6 comments
We did Lattice at my last company and same disaster. Here's what actually worked second time around: (1) Pick 1 pilot team first, let them break it for 2 weeks before company-wide. (2) Stop trying to migrate old goal data — Lattice works better as a reset. (3) Have your People Ops person own adoption metrics weekly, not IT. (4) Kill the Notion docs immediately or people stay there. We kept both for "flexibility" and nobody used Lattice for 6 months.
We went through the exact same nightmare with Lattice at my last company—$240K for 180 people, and we tanked it just as hard. Question though: did you actually get your managers trained on the goal-setting workflow before launch, or did you just flip the switch and hope? We skipped that and watched managers either create duplicate goals in Lattice AND their old system, or just bail entirely.
Also—how messy was the data migration from your Notion setup? We had so many orphaned goal threads and half-filled manager relationships in there that it became this haunting ghost of what was supposed to be our source of truth. Did you clean that before importing, or are you still dealing with that?
We did almost the exact same thing at my last company — $160K on Lattice for 90 people, same distributed setup. Here's what actually killed us: we didn't assign a single person to own adoption. Everyone thought HR owned it, managers thought it was on them, IC's ignored it. Six months in we had maybe 40% of goal data filled in.
What I'd do differently: pick one person (not the HRIS person, someone who talks to people) to run a 4-week "goals kickoff" sprint. We did this at my current company and it changed everything. Week 1 was manager training only — not "here's Lattice," but "here's how to actually write a goal your team won't abandon in March." Week 2 we had managers write 3 sample goals before anyone touched the platform. Week 3 we rolled out to ICs with those examples. Week 4 we did a live review session.
Adoption went from 35% to 87% in two months. The platform didn't matter. The process did.

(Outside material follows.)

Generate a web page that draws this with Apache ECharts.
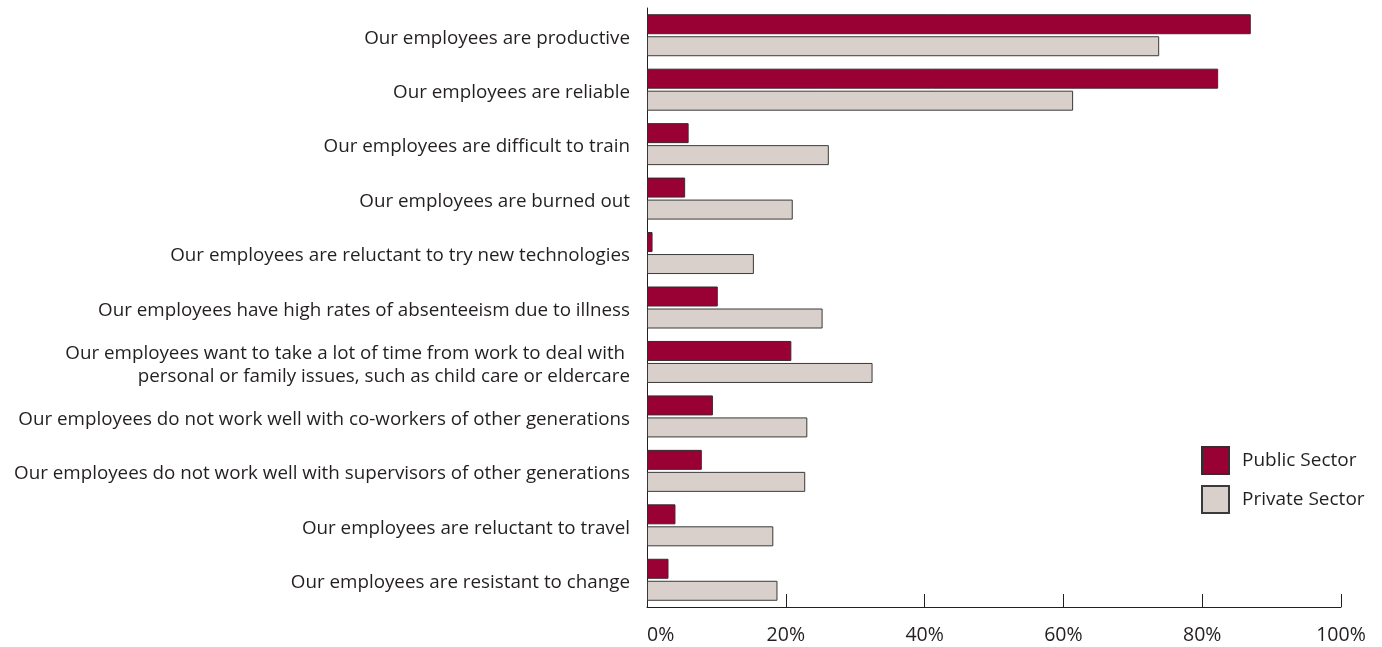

We burned $140K on Lattice, got 60% adoption, and realized our managers never actually used it for 1:1s.
Yeah, this is the killer. We had the same thing at my last company—$160K spend, managers logging in maybe twice a month just to export the data HR needed.
Here's what actually worked for us: We stopped treating it like a software rollout and started treating it like a behavior change program. Sounds corny, but we literally had to bribe adoption.
Specifically: we made 1:1s in Lattice a hard requirement for manager bonuses. Not a suggestion—it was literally "if your team's 1:1 cadence isn't in the system, you don't get your full bonus."
Then we ran weekly "Lattice office hours" for 30 days where a single person (not HR, an actual ops person who got paid to do it) just sat on Zoom and walked managers through their first few 1:1 entries. The friction was killing us, not the product. Once three managers saw how the feedback rolled up into a coherent performance story, the rest started using it.
But honestly? If your managers aren't doing 1:1s at all, Lattice won't fix that. The tool doesn't create the habit—it just documents the habit you already have. We should've done a 90-day trial with 20 managers, proven the behavior change worked, then rolled out. Instead we went all-in at once.
Don't throw the license away. Fix the 1:1 cadence first, then the tool makes sense.
We did almost identical spend at my last company—$160K for 95 people. Biggest mistake was forcing adoption before managers actually understood *why* they needed it. Half our team leads just saw it as extra admin work, so goals sat empty for months.